You have to be able to see the world the way it is, and not the way it’s projected within you. X is seeing what I do through his Western perspective. And in the West, the value of anything you do is related to the money it makes for you. If it doesn’t make any money, it’s of no value and you shouldn’t waste your time on it. So though X is an incredibly good artist, he values his work more because of its potential to generate big money. And he devalues my writing because he doesn’t see it as having any monetary value.

X is right about the monetary value of my writing. Medium is not an inclusive platform and doesn’t pay writers from India and other poorer parts of the world. Obviously, it would be a good thing if Medium did pay us, but I’m not dependent on it, and would not like to be.

What X is unable to see is, in India, people are happy to be doing things they love even if these have no monetary value. I’m sure there are such people in the West too, but it’s probably rarer in that materialistic world.

All human genius has been smothered to death simply because everyone is thinking, “How do I earn a living?”… You must always be looking at what is the greatest thing you can do with this life.

I got out of the rat race some years ago when I could no longer make sense of the endless chase after money. Fortunately, I live in India where living cost isn’t too high for people who are content to live on what they have, and aren’t trying to keep up with the Jones. However, we too have been financially affected by Covid. But it’s no big deal. We just need to figure out how to generate some additional income without jumping back into that rat race.

X however believes I’m stressed because of the financial uncertainty. He just can’t wrap his mind around the fact that I’m content with what I have. Of course, there will be crises every now and then, but there’s nothing I can’t figure out. As Sadhguru put it, even an earthworm knows how to make a living so what’s the big deal? I admit I’m still trying to figure out how to do something the world needs, and I hope it happens. What X doesn't realize is his tremendous artistic output is a source of inspiration in my quest.

If you get into the unrealistic mindset of ‘I have found the right person,’ you will be soon disappointed

As X lives in the West, it was inevitable we got around to debating the existence of perfect soulmates. He believed in it, where I was more practical and believed a marriage is what you make of what you have. Recently, I heard Sadhguru express that thought much better than I had been doing.

The body is a supercomputer that has been given to us. But have we read the user’s manual?.

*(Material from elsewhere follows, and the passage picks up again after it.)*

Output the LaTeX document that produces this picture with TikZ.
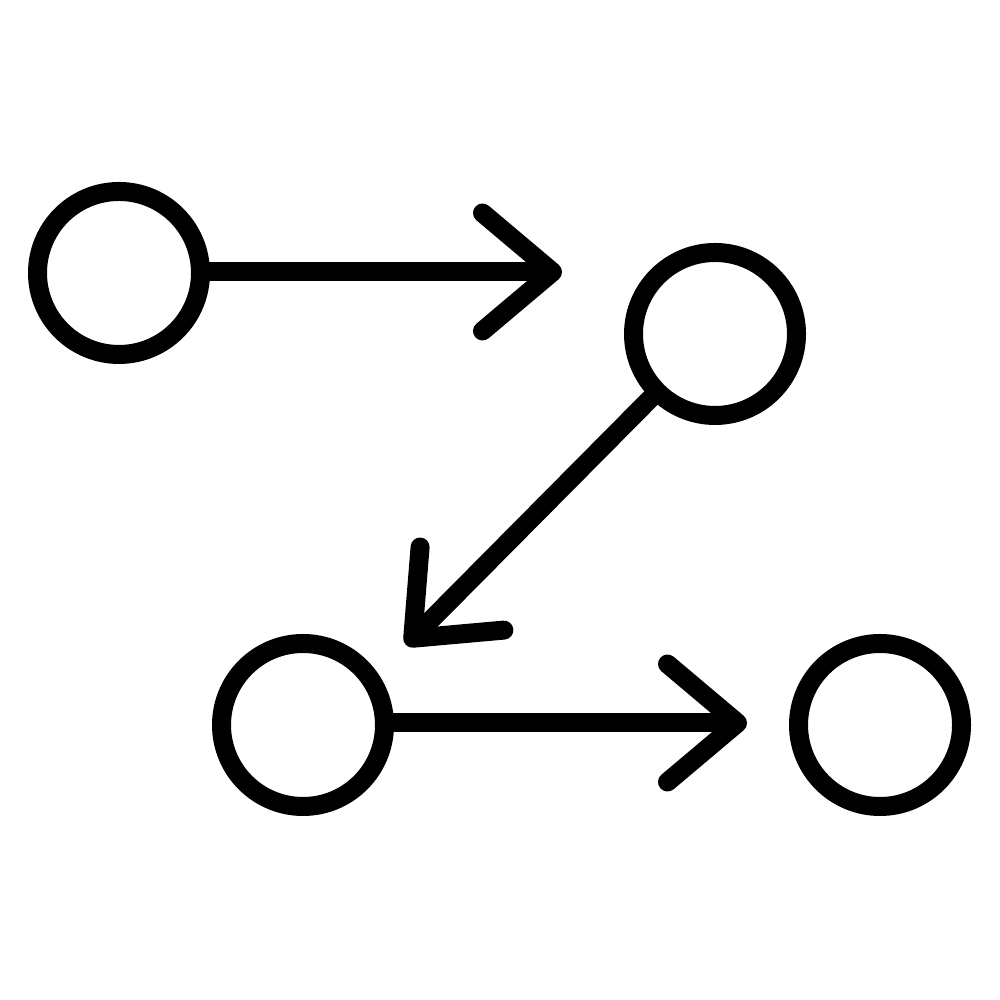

These days, people rush off to see a shrink at the drop of a hat. To use Sadhguru’s metaphor, I think that’s like complaining about a supercomputer being defective because you didn’t bother to read the instructions on how to use it. X and I are on the same page on this, but my daughter isn’t, and I think it’s partly because of the Western outlook of today’s kids.

Let me explain. She complained to me about struggling to control her temper with her mother. Now my wife is an extremely unselfish and loving human, but she’s emotionally highly strung. And my daughter like any kid is an expert at pressing her mum’s buttons. The solution of course is in understanding yourself. But no kid is going to accept that from her Dad. But I felt it might work if she hears it from an uninvolved third person. So I enrolled her for Sadhguru’s online inner engineering course where he does a good job of helping people understand themselves. Of course, she didn’t do Sadhguru’s online course, but she didn’t mind visiting a psychologist and getting tips on anger management, as that’s acceptable in her Western way of thinking.

Just after I wrote that last sentence, my daughter and I were having a chat, and she informs me out of nowhere that she wants to do Sadhguru’s online inner engineering course. Hmm, these coincidences are beginning to suspiciously look like non-coincidences.

Anyway, my apologies for that massive rant. I’m done for the day.